The third Dongtan Wetland Bird Festival at the Chongming Nature Reserve kicked off yesterday as migratory birds from Russia and Northeast China make the reserve their home. The festival also offers a good escape from the smog and haze affecting large parts of Shanghai.

Park officials said Chongming Dongtan is the best place for bird-watching in Shanghai because it is an important migration flyway for cranes, waterfowls and shorebirds in Northeast Asia to Australia.

The wetland provides rich food and a safe stopover and wintering habitat for migratory birds who replenish themselves before taking off for their onward journey.

Over the past years, more than 290 kinds of birds were spotted in Dongtan, including hooded crane, mandarin duck, little curlew and black-faced spoonbill.

Dongtan hosts approximately 1 million migratory birds every year.

Birdwatchers can use high-powered telescope to observe the migratory birds in the sky, or looking for food or resting in the reeds. But park officials warn visitors must keep their distance from the birds and not feed them.

Birdwatchers can drive to the reserve on Dongwang Avenue in Chongming and park their vehicles at the entrance of the park. They then have to walk about 20 minutes to the reserve. Admission is free but visitors have to register at the gate and get a visitor pass.

The park is open from 9am to 11:30am and 12:30pm to 4:30pm from Tuesday to Sunday. It is not open on Monday.

Visitors can also call 021-59471556 for more details.

The festival will last till the end of February during which lot of activities will be held including a bird photo contest, a teenager bird drawing test and a bird-net cleanup activity.
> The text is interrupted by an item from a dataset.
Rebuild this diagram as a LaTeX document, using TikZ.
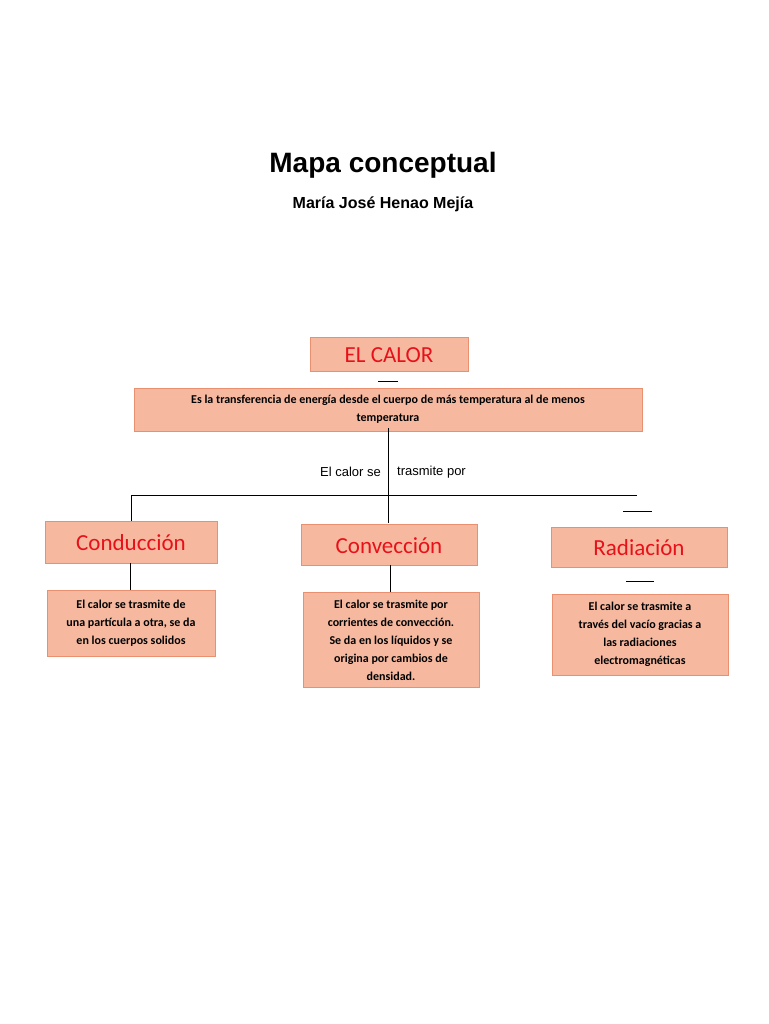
\documentclass[tikz,border=0pt]{standalone}
\usepackage{fontspec}
\setmainfont{Liberation Sans}
\newfontfamily\carfont{Carlito}
\definecolor{boxfill}{HTML}{F6B9A0}
\definecolor{boxline}{HTML}{E8906F}
\definecolor{redtxt}{HTML}{E8111A}
\begin{document}
\begin{tikzpicture}[x=1pt,y=-1pt,
  box/.style={draw=boxline,fill=boxfill,line width=0.8pt},
  head/.style={font=\carfont\fontsize{23}{26}\selectfont,text=redtxt},
  body/.style={font=\carfont\bfseries\fontsize{12}{18}\selectfont,align=center},
  ln/.style={line width=0.8pt,black}]
\useasboundingbox (0,0) rectangle (768,1024);
\fill[white] (0,0) rectangle (768,1024);
\node (title) at (383,165) {\fontsize{28}{32}\selectfont\bfseries Mapa conceptual};
\node (sub) at (383,204) {\fontsize{16}{19}\selectfont\bfseries María José Henao Mejía};

\draw[box] (310,337) rectangle (468,371);
\node[head] (calor) at (389,355) {EL CALOR};
\draw[box] (134,388) rectangle (642,431);
\node[body] (def) at (388,409) {Es la transferencia de energía desde el cuerpo de más temperatura al de menos\\temperatura};
\draw[ln] (378,381) -- (398,381);

\coordinate (top) at (388,428);
\coordinate (hub) at (388,495);
\coordinate (hl) at (131,495);
\coordinate (hr) at (637,495);
\draw[ln] (top) -- (388,523);
\draw[ln] (hl) -- (hr);
\draw[ln] (hl) -- (131,521);
\node[font=\fontsize{13}{15}\selectfont,anchor=east,fill=white,inner sep=1pt] (l1) at (382,472) {El calor se};
\node[font=\fontsize{13}{15}\selectfont,anchor=west,fill=white,inner sep=1pt] (l2) at (396,472) {trasmite por};
\draw[ln] (623,511) -- (652,511);
\draw[ln] (626,581) -- (654,581);

\draw[box] (45,521) rectangle (217,563);
\node[head] (cond) at (131,543) {Conducción};
\draw[box] (301,524) rectangle (477,565);
\node[head] (conv) at (389,546) {Convección};
\draw[box] (551,527) rectangle (727,567);
\node[head] (rad) at (639,548) {Radiación};

\draw[ln] (130,563) -- (130,592);
\draw[ln] (390,565) -- (390,594);

\draw[box] (47,590) rectangle (215,656);
\node[body] (d1) at (131,623) {El calor se trasmite de\\una partícula a otra, se da\\en los cuerpos solidos};
\draw[box] (303,592) rectangle (479,687);
\node[body] (d2) at (391,640) {El calor se trasmite por\\corrientes de convección.\\Se da en los líquidos y se\\origina por cambios de\\densidad.};
\draw[box] (552,594) rectangle (728,675);
\node[body] (d3) at (640,634) {El calor se trasmite a\\través del vacío gracias a\\las radiaciones\\electromagnéticas};
\end{tikzpicture}
\end{document}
Dongtan, because of the wetland, has the best air quality in Shanghai. The average reading of tiny PM2.5 particles in Dongtan was 35 micrograms per cubic meter in the past three years, much lower than the national limit of 75.

When Shanghai hit a record PM2.5 reading of 600 earlier this month, it was around 100 in Dongtan, said reserve official Tang Chendong.

However, the wetland is too small to affect the whole air quality in Shanghai, said Jiang Dahe, a professor at Tongji University. Jiang said coal-burning is the biggest source of haze in the city.